In a production setup, bufferTimePeriod
and bucketTimePeriod
would usually be set to a time of 1 day or more, and schedule
could be set to run once a day.
For a breakdown of all the parameters that can be defined for the RealtimeToOfflineSegmentsTask
, see the Manually scheduling real-time to offline job guide.
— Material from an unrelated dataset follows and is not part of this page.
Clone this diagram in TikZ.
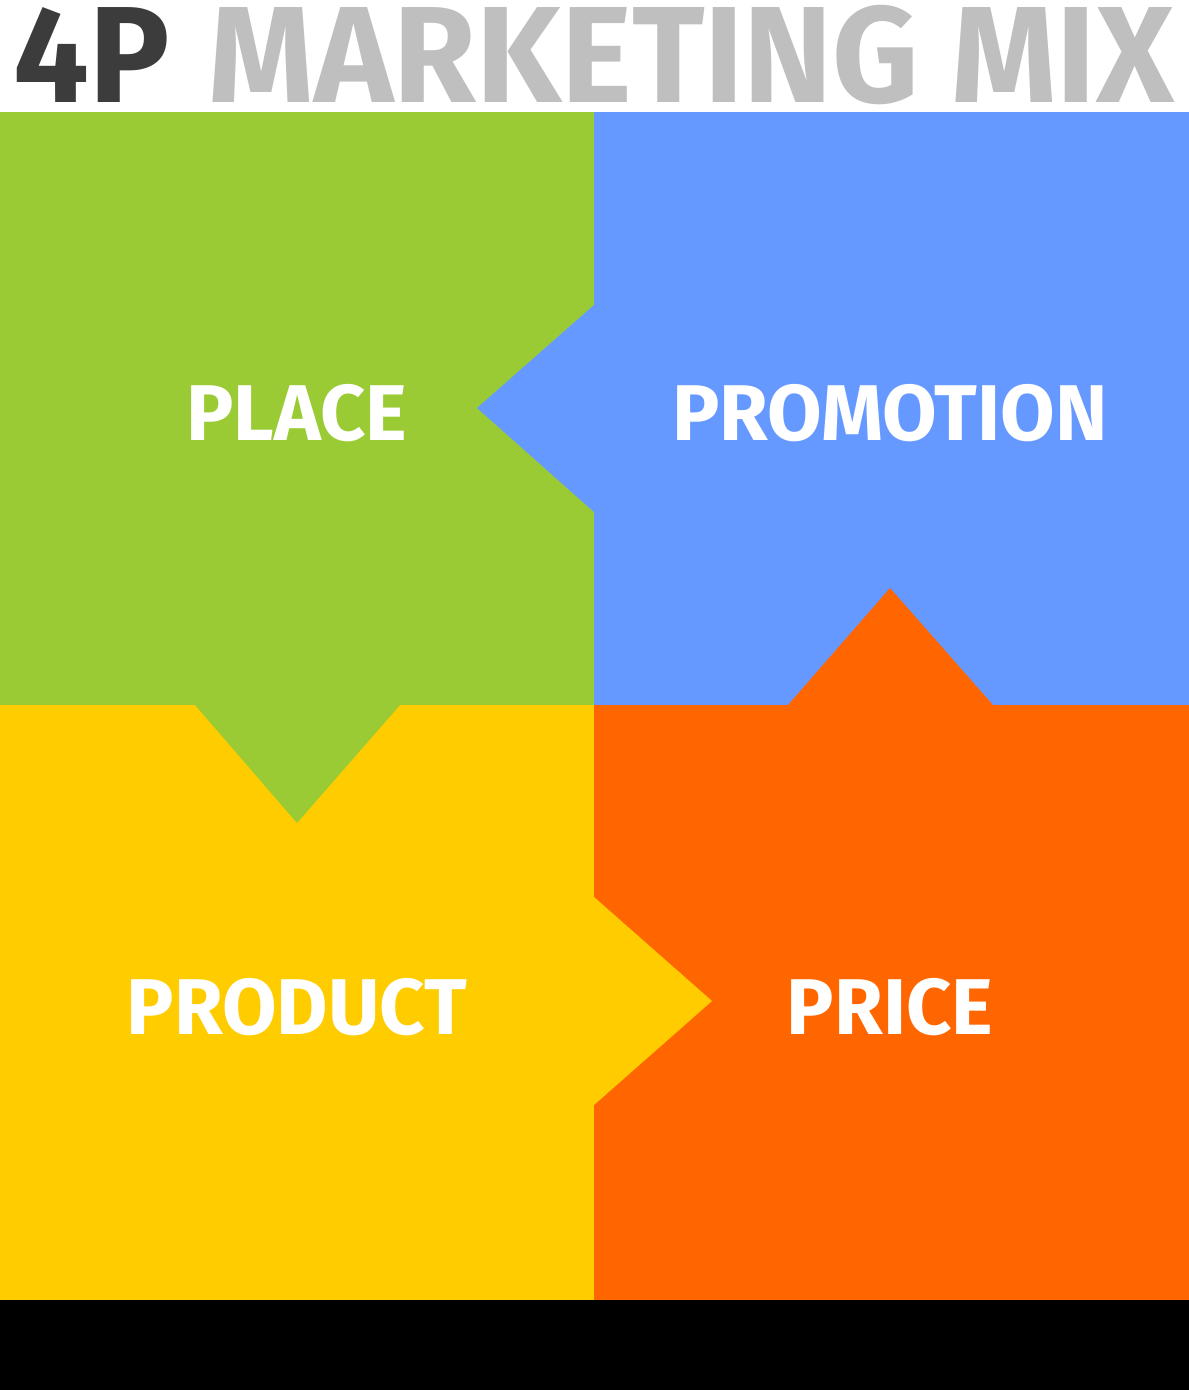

You can create the table by running the following command:
docker exec -it pinot-controller-rt bin/pinot-admin.sh AddTable \
-tableConfigFile /config/table-realtime.json \
-exec
Ingesting Data
Let's ingest data into the events
Kafka topic, by running the following:
while true; do
ts=`date +%s%N | cut -b1-13`;
uuid=`cat /proc/sys/kernel/random/uuid | sed 's/[-]//g'`
count=$[ $RANDOM % 1000 + 0 ]
echo "{\"ts\": \"${ts}\", \"uuid\": \"${uuid}\", \"count\": $count}"
done |
docker exec -i kafka-rt /opt/kafka/bin/kafka-console-producer.sh \
--bootstrap-server localhost:9092 \
--topic events
Data will make its way into the real-time table. We can see how many records have been ingested by running the following query:
SELECT count(*)
FROM events
Checking that the job is running
We can check that the job is running by querying the logs on the Pinot Controller, as shown below:
docker exec -it pinot-controller-rt grep -ri --color "\[RealtimeToOff" logs/pinot-all.log
We should see the following output:
2022/03/08 13:21:00.009 INFO [RealtimeToOfflineSegmentsTaskGenerator] [DefaultQuartzScheduler_Worker-8] Start generating task configs for table: events_REALTIME for task: RealtimeToOfflineSegmentsTask
2022/03/08 13:21:00.099 INFO [RealtimeToOfflineSegmentsTaskGenerator] [DefaultQuartzScheduler_Worker-8] Finished generating task configs for table: events_REALTIME for task: RealtimeToOfflineSegmentsTask
When the job can't create any new segments for the offline table it will instead output the following:
2022/03/08 13:24:00.008 INFO [RealtimeToOfflineSegmentsTaskGenerator] [DefaultQuartzScheduler_Worker-1] Start generating task configs for table: events_REALTIME for task: RealtimeToOfflineSegmentsTask
2022/03/08 13:24:00.076 INFO [RealtimeToOfflineSegmentsTaskGenerator] [DefaultQuartzScheduler_Worker-1] Window with start: 1646745600000 and end: 1646745900000 is not older than buffer time: 60000 configured as 1m ago. Skipping task generation: RealtimeToOfflineSegmentsTask
or
2022/03/08 13:30:00.201 INFO [RealtimeToOfflineSegmentsTaskGenerator] [DefaultQuartzScheduler_Worker-1] Start generating task configs for table: events_REALTIME for task: RealtimeToOfflineSegmentsTask
2022/03/08 13:30:00.212 INFO [RealtimeToOfflineSegmentsTaskGenerator] [DefaultQuartzScheduler_Worker-1] No realtime-completed segments found for table: events_REALTIME, skipping task generation: RealtimeToOfflineSegmentsTask
If you see these messages often, it might make sense to reduce the frequency of the RT2OFF job.